#Capitalocene #Ecocide #Technocide #Chemicals #Pollution #Hazard #Dissolution #Transmutation #Reverse #Process #Junk #Aluminium #Electronics #Molecular #Matter #Nonhuman #Agency #Extremophile #Alien #Ecosystem #Resistance #Post-digital #Post-media #Transdisciplinar #Opensource #DIY #Openscience
Our work engages a mining perspective to digital culture, bringing in a way to acknowledge the residue when value set by the market is extracted and the after-effects of industrialisation that left behind polluted and sterile ecosystems. In addition, it seeks to reverse this process to rethink residual matter or junk electronics while speculating with the new materiality of the Capitalocene.
For instance, due to the massive extraction and refining of aluminium, some soils are too alkaline for any form of life, mimicking extra-terrestrial extreme environments. This hostile reality requires new modes of re-thinking both art and science to find alternative ways to acknowledge its consequences.
The installation reproduces the same conditions of aluminium wastelands in a laboratory-sized installation. We aim to enable the observer a real-time deconstruction (or reversed production process) of a popular icon of technoculture: a MacBook Pro laptop from 2007 mainly built using aluminium.
This experiment seeks to understand the transmutative / destructive properties of sodium hydroxide, applied to the aluminium in order to give back to Earth the molecules of the junk object of our creation tools. This implies the ‘sacrifice’ of our creation tools by a kind of ‘alchemical process’ in a technocide that leads us to the formation of a new matter.
In this installation, the alkaline basin dissolves the laptop, changing it at a molecular level into a previous chemical state while producing a combustible gas. The whole deconstruction process is recorded by a camera that documents the technological ‘murder’ until it reaches a mineral state. Once the dissolution is done, an additional chemical is going to be added to neutralise the liquid milieu while potentially forming new minerals: berlinite and variscite, a sort of assemblage of aluminium, sodium and phosphates. This protocol culminates with new matter out of technological junk. In the process are generated combustible gas (hydrogen) and a synthetic fertilizer (the blamed sodium phosphate and water) that is in charge of a popular effect of algae blooming that will be used to toughen cyanobacteria Spirulina Paracas, an extremophile capable to adapt, inhabit, colonise and/or revitalise the most hardcore alkaline lands on T(t)erra.

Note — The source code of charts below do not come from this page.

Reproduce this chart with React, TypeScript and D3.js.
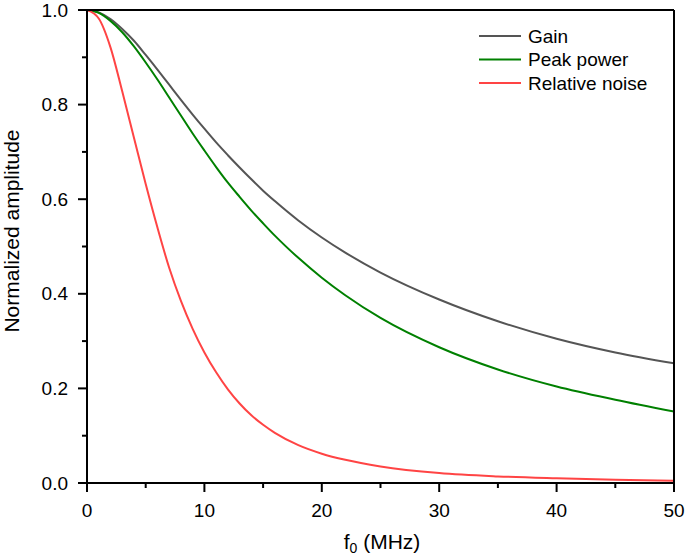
import React from "react";
import * as d3 from "d3";

const freqs = [0, 1, 2, 3, 4, 5, 6, 7, 8, 9, 10, 11, 12, 13, 14, 15, 16, 18, 20, 22, 25, 30, 35, 40, 45, 50];
const gain = [1, 0.995, 0.981, 0.96, 0.935, 0.905, 0.874, 0.842, 0.81, 0.779, 0.749, 0.72, 0.693, 0.667, 0.642, 0.618, 0.596, 0.555, 0.519, 0.487, 0.445, 0.388, 0.342, 0.305, 0.276, 0.253];
const peakPower = [1, 0.994, 0.977, 0.953, 0.923, 0.889, 0.853, 0.815, 0.777, 0.739, 0.703, 0.668, 0.635, 0.605, 0.576, 0.549, 0.523, 0.476, 0.434, 0.397, 0.349, 0.287, 0.24, 0.204, 0.176, 0.151];
const relNoise = [1, 0.982, 0.921, 0.828, 0.73, 0.632, 0.54, 0.455, 0.385, 0.326, 0.276, 0.234, 0.198, 0.168, 0.143, 0.123, 0.106, 0.08, 0.062, 0.049, 0.035, 0.021, 0.014, 0.01, 0.007, 0.005];

const seriesNames = ["Gain", "Peak power", "Relative noise"];
const seriesColors = ["#555555", "#008000", "#ff4444"];
const xTicks = [0, 10, 20, 30, 40, 50];
const xMinor = [5, 15, 25, 35, 45];
const yTicks = [0, 0.2, 0.4, 0.6, 0.8, 1.0];
const yMinor = [0.1, 0.3, 0.5, 0.7, 0.9];

export default function App() {
  const W = 685, H = 558;
  const left = 87, right = 674, top = 10, bottom = 483;
  const x = d3.scaleLinear().domain([0, 50]).range([left, right]);
  const y = d3.scaleLinear().domain([0, 1]).range([bottom, top]);
  const line = d3.line<number>().x((_, i) => x(freqs[i])).y((d) => y(d)).curve(d3.curveMonotoneX);
  const allSeries = [gain, peakPower, relNoise];
  const font = "'Liberation Sans', Arial, sans-serif";
  return (
    <svg width={W} height={H} style={{ position: "absolute", left: 0, top: 0, background: "#fff" }} fontFamily={font}>
      <defs>
        <clipPath id="plotclip">
          <rect x={left} y={top - 2} width={right - left} height={bottom - top + 4} />
        </clipPath>
      </defs>
      <g clipPath="url(#plotclip)">
        {allSeries.map((s, i) => (
          <path key={i} d={line(s) || ""} fill="none" stroke={seriesColors[i]} strokeWidth={2} />
        ))}
      </g>
      {/* frame */}
      <line x1={left} x2={right} y1={top} y2={top} stroke="#000" strokeWidth={2} />
      <line x1={right} x2={right} y1={top} y2={bottom} stroke="#000" strokeWidth={2} />
      <line x1={left} x2={left} y1={top - 1} y2={bottom + 1} stroke="#000" strokeWidth={2} />
      <line x1={left - 1} x2={right + 1} y1={bottom} y2={bottom} stroke="#000" strokeWidth={2} />
      {/* x ticks */}
      {xTicks.map((t) => (
        <g key={"x" + t}>
          <line x1={x(t)} x2={x(t)} y1={bottom} y2={bottom + 9} stroke="#000" strokeWidth={2} />
          <text x={x(t)} y={517} textAnchor="middle" fontSize={19} fill="#000">{t}</text>
        </g>
      ))}
      {xMinor.map((t) => (
        <line key={"xm" + t} x1={x(t)} x2={x(t)} y1={bottom} y2={bottom + 5} stroke="#000" strokeWidth={2} />
      ))}
      {/* y ticks */}
      {yTicks.map((t) => (
        <g key={"y" + t}>
          <line x1={left - 9} x2={left} y1={y(t)} y2={y(t)} stroke="#000" strokeWidth={2} />
          <text x={68} y={y(t) + 6.5} textAnchor="end" fontSize={19} fill="#000">{t.toFixed(1)}</text>
        </g>
      ))}
      {yMinor.map((t) => (
        <line key={"ym" + t} x1={left - 5} x2={left} y1={y(t)} y2={y(t)} stroke="#000" strokeWidth={2} />
      ))}
      {/* axis titles */}
      <text transform={`translate(19, 231) rotate(-90)`} textAnchor="middle" fontSize={21} fill="#000">
        Normalized amplitude
      </text>
      <text x={382} y={549} textAnchor="middle" fontSize={21} fill="#000">
        f<tspan fontSize={14} dy={4}>0</tspan><tspan dy={-4}> (MHz)</tspan>
      </text>
      {/* legend */}
      {seriesNames.map((n, i) => (
        <g key={n}>
          <line x1={479} x2={521} y1={36 + i * 23.5} y2={36 + i * 23.5} stroke={seriesColors[i]} strokeWidth={2} />
          <text x={528} y={36 + i * 23.5 + 6.5} fontSize={19} fill="#000">{n}</text>
        </g>
      ))}
    </svg>
  );
}
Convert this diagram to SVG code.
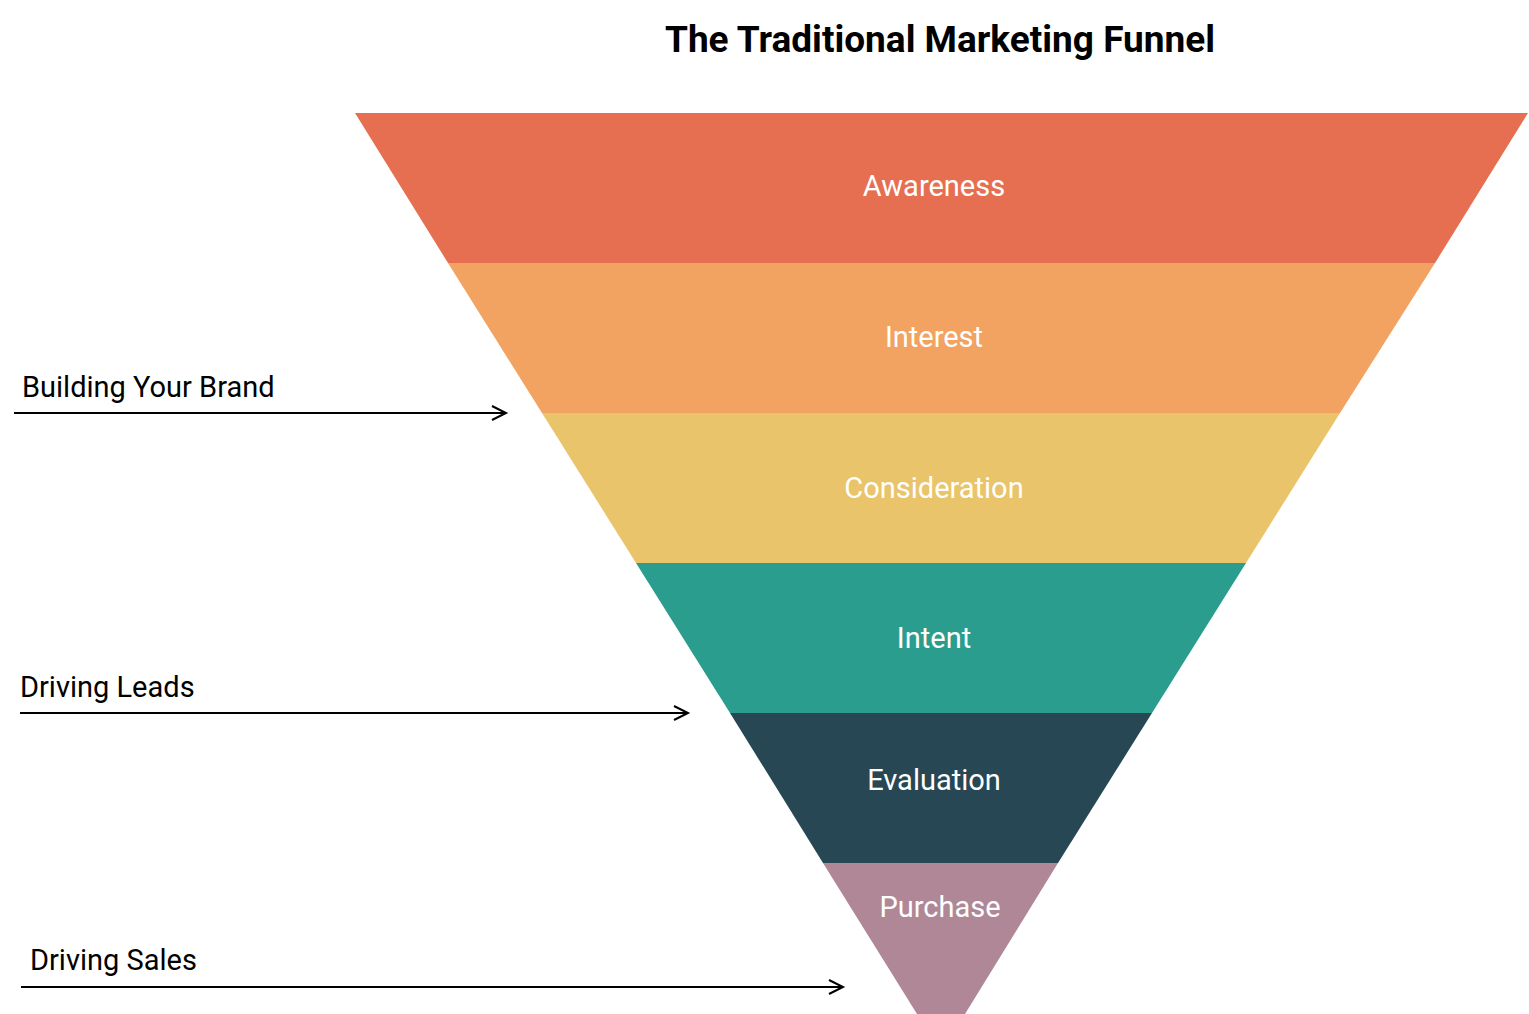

Raphaëlle Mueller and Vanessa Lorenzo are collaborating since 2016. They are both artists and researchers, working at the intersection of open science, art and media. Their aim is to operate — in a critical way — the linking between the scientific and non-scientific worlds, especially in the frame of environmental crimes, through an artistic practice and alternative tools. In regards to their researches, they are looking for new types of growth in the actual biotope of toxic ruined post-capitalist landscapes. Their exploratory methodologies indicate multilateral dialogues by questioning hidden and speculative relations between ecology, politics and the human. In conversation and collaboration with scientists and biohackers, they aim to expand speculative narrative as well as developing open protocols and DIY tools.